**DATASET EXCERPTS**
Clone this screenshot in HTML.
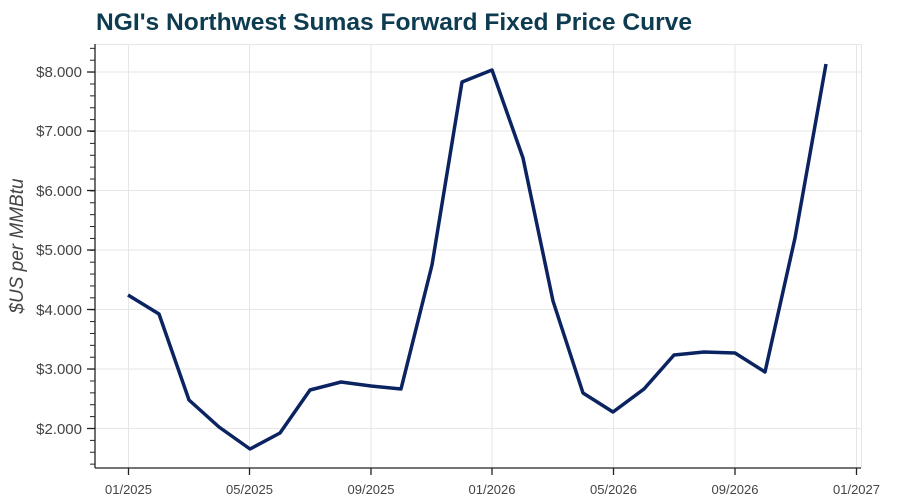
<!DOCTYPE html>
<html><head><style>
html,body{margin:0;padding:0;background:#fff;}
svg{display:block;font-family:"Liberation Sans",Arial,sans-serif;}
</style></head><body>
<svg width="900" height="502" viewBox="0 0 900 502" xmlns="http://www.w3.org/2000/svg">
<text x="96" y="30" font-size="24" font-weight="bold" fill="#0d3b4f" textLength="596" lengthAdjust="spacingAndGlyphs">NGI's Northwest Sumas Forward Fixed Price Curve</text>
<g stroke="#e6e6e6" stroke-width="1" fill="none">
<line x1="95" y1="44.5" x2="861" y2="44.5"/>
<line x1="861.5" y1="44" x2="861.5" y2="468"/>
<line x1="95" y1="72" x2="861" y2="72"/>
<line x1="95" y1="131" x2="861" y2="131"/>
<line x1="95" y1="190.5" x2="861" y2="190.5"/>
<line x1="95" y1="250" x2="861" y2="250"/>
<line x1="95" y1="309.5" x2="861" y2="309.5"/>
<line x1="95" y1="369" x2="861" y2="369"/>
<line x1="95" y1="428.5" x2="861" y2="428.5"/>
<line x1="128.5" y1="44" x2="128.5" y2="468"/>
<line x1="249.5" y1="44" x2="249.5" y2="468"/>
<line x1="371" y1="44" x2="371" y2="468"/>
<line x1="492" y1="44" x2="492" y2="468"/>
<line x1="613.5" y1="44" x2="613.5" y2="468"/>
<line x1="735" y1="44" x2="735" y2="468"/>
<line x1="856.5" y1="44" x2="856.5" y2="468"/>
</g>
<g stroke="#222" stroke-width="1.3">
<line x1="95" y1="44" x2="95" y2="468"/>
<line x1="95" y1="468" x2="861" y2="468"/>
<line x1="87" y1="72" x2="95" y2="72"/><line x1="87" y1="131" x2="95" y2="131"/><line x1="87" y1="190.5" x2="95" y2="190.5"/><line x1="87" y1="250" x2="95" y2="250"/><line x1="87" y1="309.5" x2="95" y2="309.5"/><line x1="87" y1="369" x2="95" y2="369"/><line x1="87" y1="428.5" x2="95" y2="428.5"/>
<line x1="128.5" y1="468" x2="128.5" y2="475"/><line x1="249.5" y1="468" x2="249.5" y2="475"/><line x1="371" y1="468" x2="371" y2="475"/><line x1="492" y1="468" x2="492" y2="475"/><line x1="613.5" y1="468" x2="613.5" y2="475"/><line x1="735" y1="468" x2="735" y2="475"/><line x1="856.5" y1="468" x2="856.5" y2="475"/>
</g>
<g stroke="#222" stroke-width="1" id="minor"></g>
<g font-size="15" fill="#444" text-anchor="end">
<text x="82" y="77">$8.000</text><text x="82" y="136">$7.000</text><text x="82" y="196">$6.000</text><text x="82" y="255">$5.000</text><text x="82" y="315">$4.000</text><text x="82" y="374">$3.000</text><text x="82" y="434">$2.000</text>
</g>
<g font-size="13" fill="#444" text-anchor="middle">
<text x="128.5" y="494">01/2025</text><text x="249.5" y="494">05/2025</text><text x="371" y="494">09/2025</text><text x="492" y="494">01/2026</text><text x="613.5" y="494">05/2026</text><text x="735" y="494">09/2026</text><text x="856.5" y="494">01/2027</text>
</g>
<text transform="translate(23,246) rotate(-90)" font-size="19" font-style="italic" fill="#444" text-anchor="middle">$US per MMBtu</text>
<polyline fill="none" stroke="#0b2461" stroke-width="3.5" stroke-linejoin="round" points="128,295 159,314 189,400 219,427 250,449 280,433 310,390 341,382 371,386 401,389 432,265 462,82 492,70 523,158 553,301 583,393 613,412 644,389 674,355 704,352 735,353 765,372 795,238 826,64"/>
<script>
var g=document.getElementById('minor');
for(var v=1.4;v<=8.5;v+=0.2){var y=428.5-(v-2)*59.4;if(y<44||y>468)continue;var l=document.createElementNS('http://www.w3.org/2000/svg','line');l.setAttribute('x1',90);l.setAttribute('x2',95);l.setAttribute('y1',y);l.setAttribute('y2',y);g.appendChild(l);}
</script>
</svg>
</body></html>
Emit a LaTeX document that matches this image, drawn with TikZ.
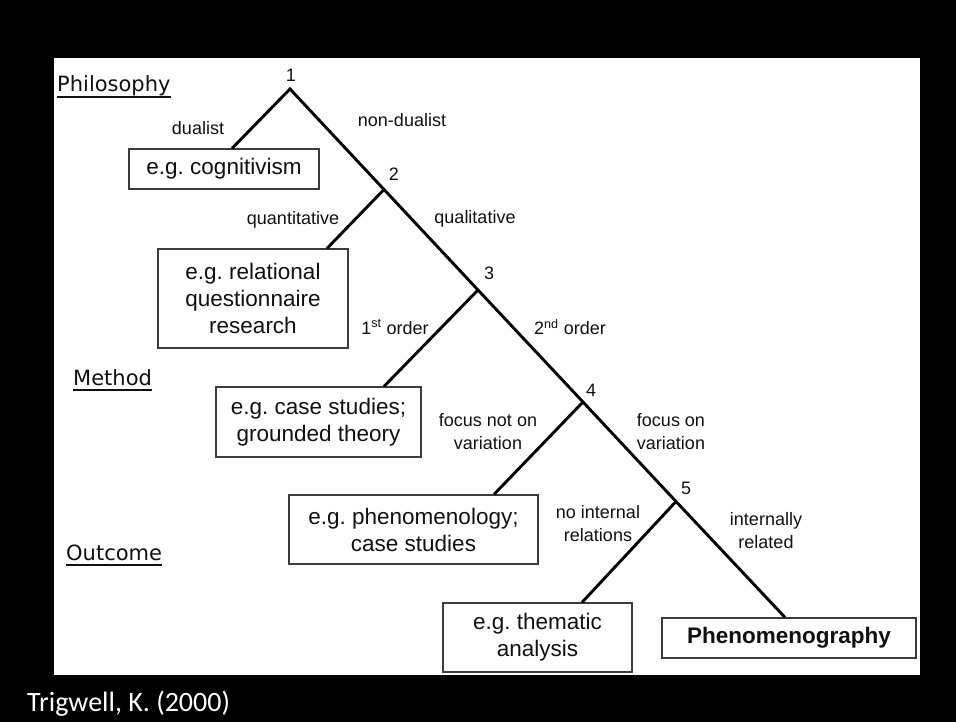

**SHORT TASK**
Transcribe every record above exactly as written, leaving out any pictures.

**SOLUTION TO THE PROBLEM**
Clone this screenshot in HTML.
<!DOCTYPE html>
<html><head><style>
html,body{margin:0;padding:0;background:#fff;}
svg{display:block;font-family:"Liberation Sans",Arial,sans-serif;}
</style></head><body>
<svg width="900" height="502" viewBox="0 0 900 502" xmlns="http://www.w3.org/2000/svg">
<text x="96" y="30" font-size="24" font-weight="bold" fill="#0d3b4f" textLength="596" lengthAdjust="spacingAndGlyphs">NGI's Northwest Sumas Forward Fixed Price Curve</text>
<g stroke="#e6e6e6" stroke-width="1" fill="none">
<line x1="95" y1="44.5" x2="861" y2="44.5"/>
<line x1="861.5" y1="44" x2="861.5" y2="468"/>
<line x1="95" y1="72" x2="861" y2="72"/>
<line x1="95" y1="131" x2="861" y2="131"/>
<line x1="95" y1="190.5" x2="861" y2="190.5"/>
<line x1="95" y1="250" x2="861" y2="250"/>
<line x1="95" y1="309.5" x2="861" y2="309.5"/>
<line x1="95" y1="369" x2="861" y2="369"/>
<line x1="95" y1="428.5" x2="861" y2="428.5"/>
<line x1="128.5" y1="44" x2="128.5" y2="468"/>
<line x1="249.5" y1="44" x2="249.5" y2="468"/>
<line x1="371" y1="44" x2="371" y2="468"/>
<line x1="492" y1="44" x2="492" y2="468"/>
<line x1="613.5" y1="44" x2="613.5" y2="468"/>
<line x1="735" y1="44" x2="735" y2="468"/>
<line x1="856.5" y1="44" x2="856.5" y2="468"/>
</g>
<g stroke="#222" stroke-width="1.3">
<line x1="95" y1="44" x2="95" y2="468"/>
<line x1="95" y1="468" x2="861" y2="468"/>
<line x1="87" y1="72" x2="95" y2="72"/><line x1="87" y1="131" x2="95" y2="131"/><line x1="87" y1="190.5" x2="95" y2="190.5"/><line x1="87" y1="250" x2="95" y2="250"/><line x1="87" y1="309.5" x2="95" y2="309.5"/><line x1="87" y1="369" x2="95" y2="369"/><line x1="87" y1="428.5" x2="95" y2="428.5"/>
<line x1="128.5" y1="468" x2="128.5" y2="475"/><line x1="249.5" y1="468" x2="249.5" y2="475"/><line x1="371" y1="468" x2="371" y2="475"/><line x1="492" y1="468" x2="492" y2="475"/><line x1="613.5" y1="468" x2="613.5" y2="475"/><line x1="735" y1="468" x2="735" y2="475"/><line x1="856.5" y1="468" x2="856.5" y2="475"/>
</g>
<g stroke="#222" stroke-width="1" id="minor"></g>
<g font-size="15" fill="#444" text-anchor="end">
<text x="82" y="77">$8.000</text><text x="82" y="136">$7.000</text><text x="82" y="196">$6.000</text><text x="82" y="255">$5.000</text><text x="82" y="315">$4.000</text><text x="82" y="374">$3.000</text><text x="82" y="434">$2.000</text>
</g>
<g font-size="13" fill="#444" text-anchor="middle">
<text x="128.5" y="494">01/2025</text><text x="249.5" y="494">05/2025</text><text x="371" y="494">09/2025</text><text x="492" y="494">01/2026</text><text x="613.5" y="494">05/2026</text><text x="735" y="494">09/2026</text><text x="856.5" y="494">01/2027</text>
</g>
<text transform="translate(23,246) rotate(-90)" font-size="19" font-style="italic" fill="#444" text-anchor="middle">$US per MMBtu</text>
<polyline fill="none" stroke="#0b2461" stroke-width="3.5" stroke-linejoin="round" points="128,295 159,314 189,400 219,427 250,449 280,433 310,390 341,382 371,386 401,389 432,265 462,82 492,70 523,158 553,301 583,393 613,412 644,389 674,355 704,352 735,353 765,372 795,238 826,64"/>
<script>
var g=document.getElementById('minor');
for(var v=1.4;v<=8.5;v+=0.2){var y=428.5-(v-2)*59.4;if(y<44||y>468)continue;var l=document.createElementNS('http://www.w3.org/2000/svg','line');l.setAttribute('x1',90);l.setAttribute('x2',95);l.setAttribute('y1',y);l.setAttribute('y2',y);g.appendChild(l);}
</script>
</svg>
</body></html>
Emit a LaTeX document that matches this image, drawn with TikZ.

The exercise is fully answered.